Trip to Cuba inspires local businesswoman
Upholstery business owner Barbara Millett was so moved by her visit to a school in Havana, Cuba in 2000 that she wants to do something to help the students there.
She is asking residents here to put aside everyday items that they take for granted, like pens, pencils, notebooks and rulers, and donate them to her so she can get them into the hands of the needy students.
Mrs. Millett visited Cuba in October of that year on a charter flight and one of the highlights of her week-long trip was the visit to a school called Escuela Nacional Augusto Cesar Santo located in a Havana neighbourhood.
There she encountered disciplined and polite children which warmed her heart.

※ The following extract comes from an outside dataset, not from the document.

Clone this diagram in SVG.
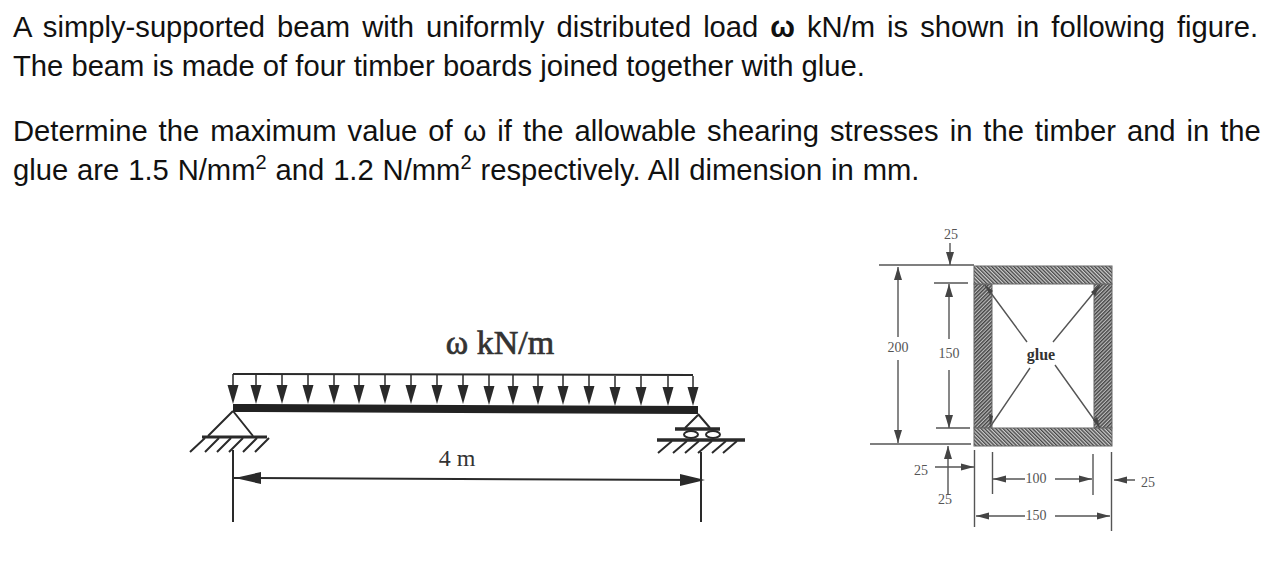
<svg xmlns="http://www.w3.org/2000/svg" xmlns:xlink="http://www.w3.org/1999/xlink" width="1266" height="568" viewBox="0 0 1266 568">
<style>
.t{font-family:"Liberation Sans",Arial,sans-serif;font-size:29.2px;fill:#111}
.s{font-family:"Liberation Serif","Times New Roman",serif;fill:#333}
.d{font-size:14px;text-anchor:middle;fill:#555}
.b{stroke:#2a2a2a;fill:none;stroke-width:2}
.g{stroke:#555;fill:none;stroke-width:1.4}
</style>
<defs>
<path id="load" d="M0 0V12" stroke="#2a2a2a" stroke-width="1.5" fill="none"/>
<polygon id="lh" points="-5.5,11 5.5,11 0,30" fill="#2a2a2a"/>
<polygon id="up" points="0,0 4,13 -4,13" fill="#444"/>
<polygon id="down" points="0,0 4,-13 -4,-13" fill="#444"/>
<polygon id="right" points="0,0 -13,-3.500 -13,3.500" fill="#444"/>
<polygon id="left" points="0,0 13,-3.500 13,3.500" fill="#444"/>
<pattern id="hb" width="2.6" height="2.6" patternUnits="userSpaceOnUse" patternTransform="rotate(-45)"><rect width="2.6" height="2.6" fill="#ccc"/><rect width="1.3" height="2.6" fill="#444"/></pattern>
<pattern id="hs" width="2.6" height="2.6" patternUnits="userSpaceOnUse" patternTransform="rotate(45)"><rect width="2.6" height="2.6" fill="#bbb"/><rect width="1.4" height="2.6" fill="#444"/></pattern>
</defs>
<rect width="1266" height="568" fill="#fff"/>
<g id="statement">
<text class="t" x="13" y="37" style="word-spacing:3.9px">A simply-supported beam with uniformly distributed load <tspan font-weight="bold">ω</tspan> kN/m is shown in following figure.</text>
<text class="t" x="13" y="76">The beam is made of four timber boards joined together with glue.</text>
<text class="t" x="13" y="141" style="word-spacing:2.85px">Determine the maximum value of ω if the allowable shearing stresses in the timber and in the</text>
<text class="t" x="13" y="180" style="word-spacing:0.8px">glue are 1.5 N/mm<tspan font-size="20" dy="-11">2</tspan><tspan dy="11"> and 1.2 N/mm</tspan><tspan font-size="20" dy="-11">2</tspan><tspan dy="11"> respectively. All dimension in mm.</tspan></text>
</g>
<g id="beam">
<text class="s" x="500" y="354" font-size="34" text-anchor="middle" stroke="#333" stroke-width="0.7">ω kN/m</text>
<path class="b" d="M233 374L693 375"/>
<polygon points="233,404 698,406 698,414 233,412" fill="#222"/>
<g id="load-arrows">
<g transform="translate(233 374)"><use xlink:href="#load"/><use xlink:href="#lh"/></g>
<g transform="translate(256 374)"><use xlink:href="#load"/><use xlink:href="#lh"/></g>
<g transform="translate(282 374)"><use xlink:href="#load"/><use xlink:href="#lh"/></g>
<g transform="translate(308 374)"><use xlink:href="#load"/><use xlink:href="#lh"/></g>
<g transform="translate(334 374)"><use xlink:href="#load"/><use xlink:href="#lh"/></g>
<g transform="translate(359 374)"><use xlink:href="#load"/><use xlink:href="#lh"/></g>
<g transform="translate(385 374)"><use xlink:href="#load"/><use xlink:href="#lh"/></g>
<g transform="translate(411 374)"><use xlink:href="#load"/><use xlink:href="#lh"/></g>
<g transform="translate(437 374)"><use xlink:href="#load"/><use xlink:href="#lh"/></g>
<g transform="translate(463 374)"><use xlink:href="#load"/><use xlink:href="#lh"/></g>
<g transform="translate(489 375)"><use xlink:href="#load"/><use xlink:href="#lh"/></g>
<g transform="translate(513 375)"><use xlink:href="#load"/><use xlink:href="#lh"/></g>
<g transform="translate(538 375)"><use xlink:href="#load"/><use xlink:href="#lh"/></g>
<g transform="translate(563 375)"><use xlink:href="#load"/><use xlink:href="#lh"/></g>
<g transform="translate(589 375)"><use xlink:href="#load"/><use xlink:href="#lh"/></g>
<g transform="translate(615 376)"><use xlink:href="#load"/><use xlink:href="#lh"/></g>
<g transform="translate(641 376)"><use xlink:href="#load"/><use xlink:href="#lh"/></g>
<g transform="translate(668 376)"><use xlink:href="#load"/><use xlink:href="#lh"/></g>
<g transform="translate(693 376)"><use xlink:href="#load"/><use xlink:href="#lh"/></g>
</g>
<g id="pin-support">
<path class="b" d="M233 411L208 436M233 411L253 436"/>
<path class="b" style="stroke-width:3" d="M202 437H267"/>
<path class="b" d="M190 452L205 438M205 452L219 438M217 452L231 438M229 452L243 438M243 452L257 438M255 452L269 438"/>
</g>
<g id="roller-support">
<path class="b" d="M698 415L685 428M698 414L710 428"/>
<path style="stroke-width:3.5" class="b" d="M675 429H720"/>
<ellipse class="b" cx="691" cy="434.500" rx="7" ry="3.500"/>
<ellipse class="b" cx="713" cy="434.500" rx="7" ry="3.500"/>
<path style="stroke-width:3.500" class="b" d="M657 440H745"/>
<path class="b" d="M658 453L672 441M673 453L687 441M685 453L699 441M698 453L712 441M712 453L726 441M723 453L737 441"/>
</g>
<g id="span-dimension">
<path class="b" d="M233 450V522M701 452V522M234 478L701 480"/>
<polygon points="235,478 261,472 261,484" fill="#2a2a2a"/>
<polygon points="705,480 680,474 680,486" fill="#2a2a2a"/>
<text class="s" x="457" y="466" font-size="24" text-anchor="middle">4 m</text>
</g>
</g>
<g id="section">
<rect x="974" y="284" width="18" height="144" fill="url(#hs)" stroke="#666"/>
<rect x="1094" y="284" width="18" height="144" fill="url(#hs)" stroke="#666"/>
<rect x="974" y="266" width="138" height="18" fill="url(#hb)" stroke="#666"/>
<rect x="974" y="428" width="138" height="18" fill="url(#hb)" stroke="#666"/>
<text class="s" x="1041" y="360" font-size="16" font-weight="bold" text-anchor="middle" fill="#444">glue</text>
<g id="glue-leaders">
<path class="g" d="M985 285L1027 342M1100 285L1053 342M990 427L1030 368M1100 428L1055 365"/>
<polygon points="985,285 993,291 989,294" fill="#444"/>
<polygon points="1100,285 1095,296 1091,292" fill="#444"/>
<polygon points="990,427 993,416 989,414" fill="#444"/>
<polygon points="1100,428 1097,417 1093,420" fill="#444"/>
</g>
</g>
<g id="dimensions">
<path class="g" d="M879 265H974M934 283H968M936 428H970M870 444H971M974.500 450V527M992.500 452V494M1093 454V495M1111.500 452V531"/>
<path class="g" d="M898 267V337M898 360V443M949 284V339M949 370V428M950 243V265M948 446V495M935 467H974M993 479H1025M1055 479H1092M976 516H1025M1055 516H1110M1114 480H1135"/>
<use xlink:href="#up" x="898" y="267"/>
<use xlink:href="#down" x="898" y="443"/>
<use xlink:href="#up" x="949" y="284"/>
<use xlink:href="#down" x="949" y="428"/>
<use xlink:href="#down" x="950" y="265"/>
<use xlink:href="#up" x="948" y="446"/>
<use xlink:href="#right" x="974" y="467"/>
<use xlink:href="#left" x="993" y="479"/>
<use xlink:href="#right" x="1092" y="479"/>
<use xlink:href="#left" x="976" y="516"/>
<use xlink:href="#right" x="1110" y="516"/>
<use xlink:href="#left" x="1114" y="480"/>
<text class="s d" x="951" y="239">25</text>
<text class="s d" x="898" y="352">200</text>
<text class="s d" x="949" y="358">150</text>
<text class="s d" x="921" y="475">25</text>
<text class="s d" x="945" y="504">25</text>
<text class="s d" x="1036" y="483">100</text>
<text class="s d" x="1036" y="520">150</text>
<text class="s d" x="1148" y="487">25</text>
</g>
</svg>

But she also never forgot the image of watching those same children doing something unthinkable in Bermuda like sharing a pencil.
“Our children finish up school and have three-quarters of a school book left and would throw it away, but these children would take that book and really treasure that,” said Mrs. Millett.

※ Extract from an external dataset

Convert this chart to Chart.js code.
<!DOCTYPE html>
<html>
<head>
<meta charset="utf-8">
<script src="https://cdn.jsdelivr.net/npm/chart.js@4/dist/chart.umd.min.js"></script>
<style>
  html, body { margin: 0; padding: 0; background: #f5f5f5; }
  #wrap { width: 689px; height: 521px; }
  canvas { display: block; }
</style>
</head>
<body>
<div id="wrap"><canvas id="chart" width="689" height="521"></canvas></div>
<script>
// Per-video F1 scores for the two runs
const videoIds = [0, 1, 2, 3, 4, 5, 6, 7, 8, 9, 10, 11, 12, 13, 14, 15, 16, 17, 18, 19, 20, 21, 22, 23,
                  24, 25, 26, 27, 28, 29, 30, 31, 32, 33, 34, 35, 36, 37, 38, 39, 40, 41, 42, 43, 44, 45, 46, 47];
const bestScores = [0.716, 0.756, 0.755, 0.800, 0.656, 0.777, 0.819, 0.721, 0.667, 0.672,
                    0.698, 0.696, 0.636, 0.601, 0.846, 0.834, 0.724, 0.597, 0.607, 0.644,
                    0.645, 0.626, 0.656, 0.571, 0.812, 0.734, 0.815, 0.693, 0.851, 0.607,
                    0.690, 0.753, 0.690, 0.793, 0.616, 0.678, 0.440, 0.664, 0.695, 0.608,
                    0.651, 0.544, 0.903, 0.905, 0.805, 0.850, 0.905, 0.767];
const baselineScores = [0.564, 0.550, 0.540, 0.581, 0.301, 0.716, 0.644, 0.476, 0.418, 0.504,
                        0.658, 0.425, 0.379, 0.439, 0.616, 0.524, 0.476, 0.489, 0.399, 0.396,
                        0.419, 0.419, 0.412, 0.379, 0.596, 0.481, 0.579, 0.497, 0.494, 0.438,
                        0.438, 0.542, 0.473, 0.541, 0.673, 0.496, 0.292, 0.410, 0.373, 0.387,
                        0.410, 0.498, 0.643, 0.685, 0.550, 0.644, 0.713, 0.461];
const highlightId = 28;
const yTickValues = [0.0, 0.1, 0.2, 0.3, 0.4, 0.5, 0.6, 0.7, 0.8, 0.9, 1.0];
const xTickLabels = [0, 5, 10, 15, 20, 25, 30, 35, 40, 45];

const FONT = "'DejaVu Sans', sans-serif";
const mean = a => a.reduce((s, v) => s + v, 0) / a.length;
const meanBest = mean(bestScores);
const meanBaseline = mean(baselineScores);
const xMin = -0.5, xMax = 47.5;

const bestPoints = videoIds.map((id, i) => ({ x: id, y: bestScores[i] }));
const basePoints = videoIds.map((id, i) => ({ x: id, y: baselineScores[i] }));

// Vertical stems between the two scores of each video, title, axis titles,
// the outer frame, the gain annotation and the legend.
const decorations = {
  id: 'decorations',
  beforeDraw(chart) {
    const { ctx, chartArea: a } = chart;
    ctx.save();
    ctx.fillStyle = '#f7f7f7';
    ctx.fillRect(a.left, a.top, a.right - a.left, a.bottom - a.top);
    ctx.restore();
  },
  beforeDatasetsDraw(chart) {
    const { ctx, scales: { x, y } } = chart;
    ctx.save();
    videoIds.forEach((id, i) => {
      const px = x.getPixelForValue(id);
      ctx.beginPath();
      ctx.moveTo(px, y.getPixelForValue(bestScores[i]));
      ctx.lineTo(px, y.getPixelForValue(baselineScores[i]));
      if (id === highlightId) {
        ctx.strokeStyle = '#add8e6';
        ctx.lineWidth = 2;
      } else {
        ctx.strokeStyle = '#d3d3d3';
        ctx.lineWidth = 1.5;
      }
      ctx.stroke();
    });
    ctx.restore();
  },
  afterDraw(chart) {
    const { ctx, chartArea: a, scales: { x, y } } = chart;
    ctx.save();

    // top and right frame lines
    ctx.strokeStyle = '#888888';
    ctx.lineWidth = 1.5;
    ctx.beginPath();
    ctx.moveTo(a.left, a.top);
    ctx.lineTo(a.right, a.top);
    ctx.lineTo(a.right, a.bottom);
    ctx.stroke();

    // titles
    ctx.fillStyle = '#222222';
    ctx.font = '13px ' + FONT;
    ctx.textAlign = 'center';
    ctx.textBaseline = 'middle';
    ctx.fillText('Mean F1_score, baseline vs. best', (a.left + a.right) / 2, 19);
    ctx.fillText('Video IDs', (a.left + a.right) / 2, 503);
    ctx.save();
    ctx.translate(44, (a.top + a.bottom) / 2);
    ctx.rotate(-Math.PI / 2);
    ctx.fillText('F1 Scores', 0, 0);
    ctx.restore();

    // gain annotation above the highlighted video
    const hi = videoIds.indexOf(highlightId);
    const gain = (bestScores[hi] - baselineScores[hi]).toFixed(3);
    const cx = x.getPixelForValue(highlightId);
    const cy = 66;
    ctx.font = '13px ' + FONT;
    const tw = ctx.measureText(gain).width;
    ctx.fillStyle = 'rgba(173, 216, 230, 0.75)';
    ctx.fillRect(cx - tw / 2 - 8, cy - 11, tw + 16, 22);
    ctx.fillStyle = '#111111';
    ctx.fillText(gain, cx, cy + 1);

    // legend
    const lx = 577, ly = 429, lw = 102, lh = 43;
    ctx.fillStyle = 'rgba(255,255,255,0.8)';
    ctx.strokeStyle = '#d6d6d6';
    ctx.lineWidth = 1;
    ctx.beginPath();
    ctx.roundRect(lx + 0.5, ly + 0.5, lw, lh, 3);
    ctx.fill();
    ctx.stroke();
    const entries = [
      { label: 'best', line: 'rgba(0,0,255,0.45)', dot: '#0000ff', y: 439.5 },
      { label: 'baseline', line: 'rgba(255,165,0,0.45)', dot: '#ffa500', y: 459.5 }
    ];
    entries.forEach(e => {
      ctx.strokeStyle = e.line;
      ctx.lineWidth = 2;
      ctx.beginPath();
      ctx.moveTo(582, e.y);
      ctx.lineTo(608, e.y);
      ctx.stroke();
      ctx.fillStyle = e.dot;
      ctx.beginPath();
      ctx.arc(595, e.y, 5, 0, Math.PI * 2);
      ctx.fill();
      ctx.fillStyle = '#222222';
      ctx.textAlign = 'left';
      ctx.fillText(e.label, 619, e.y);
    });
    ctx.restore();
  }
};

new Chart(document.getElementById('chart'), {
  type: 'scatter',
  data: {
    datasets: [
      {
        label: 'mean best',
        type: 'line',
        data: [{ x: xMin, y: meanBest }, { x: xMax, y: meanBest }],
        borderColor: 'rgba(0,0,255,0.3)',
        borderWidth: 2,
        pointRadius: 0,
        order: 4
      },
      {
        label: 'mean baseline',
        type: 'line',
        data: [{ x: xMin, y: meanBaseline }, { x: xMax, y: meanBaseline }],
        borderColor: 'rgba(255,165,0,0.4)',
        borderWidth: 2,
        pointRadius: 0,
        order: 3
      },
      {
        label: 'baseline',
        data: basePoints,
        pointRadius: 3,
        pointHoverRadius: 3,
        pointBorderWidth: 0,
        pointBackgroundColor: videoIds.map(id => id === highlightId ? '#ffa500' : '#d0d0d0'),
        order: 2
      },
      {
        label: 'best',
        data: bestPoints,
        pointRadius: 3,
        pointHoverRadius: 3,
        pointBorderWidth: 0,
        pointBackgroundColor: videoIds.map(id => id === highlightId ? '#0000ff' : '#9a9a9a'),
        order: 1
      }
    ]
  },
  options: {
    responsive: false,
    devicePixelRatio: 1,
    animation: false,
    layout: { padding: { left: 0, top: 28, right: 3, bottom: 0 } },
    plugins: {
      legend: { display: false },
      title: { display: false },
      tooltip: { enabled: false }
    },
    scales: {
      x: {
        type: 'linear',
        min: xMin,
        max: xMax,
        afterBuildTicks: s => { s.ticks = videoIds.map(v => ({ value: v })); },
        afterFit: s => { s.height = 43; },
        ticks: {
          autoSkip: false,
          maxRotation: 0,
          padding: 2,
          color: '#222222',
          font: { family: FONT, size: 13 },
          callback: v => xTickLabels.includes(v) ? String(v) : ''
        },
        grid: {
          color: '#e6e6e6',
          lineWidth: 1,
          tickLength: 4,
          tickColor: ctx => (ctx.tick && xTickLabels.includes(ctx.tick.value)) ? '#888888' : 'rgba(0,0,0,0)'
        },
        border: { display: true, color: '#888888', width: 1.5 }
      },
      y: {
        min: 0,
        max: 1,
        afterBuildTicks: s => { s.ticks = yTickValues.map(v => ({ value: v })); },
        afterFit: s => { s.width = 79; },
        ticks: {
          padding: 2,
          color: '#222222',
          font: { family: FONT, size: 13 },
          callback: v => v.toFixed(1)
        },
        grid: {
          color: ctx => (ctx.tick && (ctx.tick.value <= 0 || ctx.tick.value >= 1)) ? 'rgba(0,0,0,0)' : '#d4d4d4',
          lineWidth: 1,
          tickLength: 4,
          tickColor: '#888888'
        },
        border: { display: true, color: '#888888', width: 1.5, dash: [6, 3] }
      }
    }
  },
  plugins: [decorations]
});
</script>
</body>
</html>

“What I noticed at that school is they shared things like pencils, and it made me want to send as many pencils as I could so that each child could have a pencil.
“Watching those children treasure a pencil is just amazing to see...how something that is little to us means so much to them.
“It is something our children would never do.
“Pencils, pens, paper and writing books...they are in need of these sorts of things.
“In fact this school has computers but they don't have the paper to use in them.”
Other items that Mrs. Millett knows would be appreciated by the Cubans are English written storybooks and dictionaries to help the children with their lessons.
The school she visited had about 300 students who ranged from kindergarten to middle school age.
The school operated all year round and students are in classes from 6 a.m. to 6 p.m.
“The teachers are very dedicated, the one teacher who gets there early in the morning rides 15 kilometres on a bike.
“He teaches gym, political science, English and world history and his wife will walk in in order to be with him,” Mrs Millett explained.
“She is not a teacher but she helps out at the school.”
Mrs. Millett was impressed with the behaviour of the students.
“We were videoing them and the students were looking into the camera to see themselves and all the teacher did was clap her hands and they went right back to their seats and sat and stayed quiet,” she recalled.
“If you asked them a question they raised their hands and answered.
“They are learning English.
“I think they realise the country is going to depend a lot on tourism so they are teaching the children to speak both languages.”
It was curiosity about the country that prompted Mrs. Millett to book a seat on the charter and now she can't wait for her next trip there.
“I was very curious about the country, because you hear so many negative things about the country and I wanted to see for myself whether what I heard was true,” she explained.
“I found the people very loving and caring, very open and even though they knew how their country was portrayed, they themselves didn't portray the negatives that you hear.”
Mrs. Millett was one of five Bermudians who visited the school that day.
“It was the highlight of my trip,” she admits.
“Cuba is a very beautiful country and the school is right in a neighbourhood and they grow their own vegetables and the students get their breakfast and lunch at the school.
“The parents have to work long hours so the children are there at the school all the time.
“The school isn't militant, I thought that would be the case but it isn't.”
Coming from an affluent society, Mrs. Millett was interested to see how the Cubans lived.
She noticed they take nothing for granted.
“When we go into a supermarket here we pick up a five pound box of chicken, but they would pick up a package with two chicken legs in it and that would be for the whole family,” said Mrs. Millett.
“They shop sparingly because they know they can't afford to get as much.
“I went back to the supermarket twice and the first time I went there was a meat counter but no meat.
“I went back on the Friday and there was meat there and they were buying it.
“As I understood it, families don't buy milk after a child goes a certain age.
“When a child is under five they are able to buy milk but when they are over five they don't buy milk.
“For the woman who cleaned my room, I would buy milk and leave it for her because she had a little girl.
“She came back in the evening and said ‘Mam, my daughter says thank you'. It's heart breaking.”
It is common practice for some of the Cubans to open their home as a restaurant for tourists who would go there and pay for a delicious home cooked meal.
“Some of the Cubans themselves may patronise, if they can afford it,” she explained.
“I'm really looking forward to travelling there again, hopefully in October, but if not this year than definitely next year, God willing.
“I've been telling all my friends and a few of them are interested.”
Ms. Millett thinks schools should consider taking class trips to places like Cuba rather than to Disneyland so they can learn other people's culture and appreciate their own more.
“Our children, especially, are so ungrateful and they have so much,” she says.
Mrs. Millett is involved with the Girl Guides and recalls how a recent visit to India by one of the Guiders changed that young girl's life forever.
“She is a different child now, just through travelling. Her whole outlook on life has changed because she saw poverty like she has never seen it before.”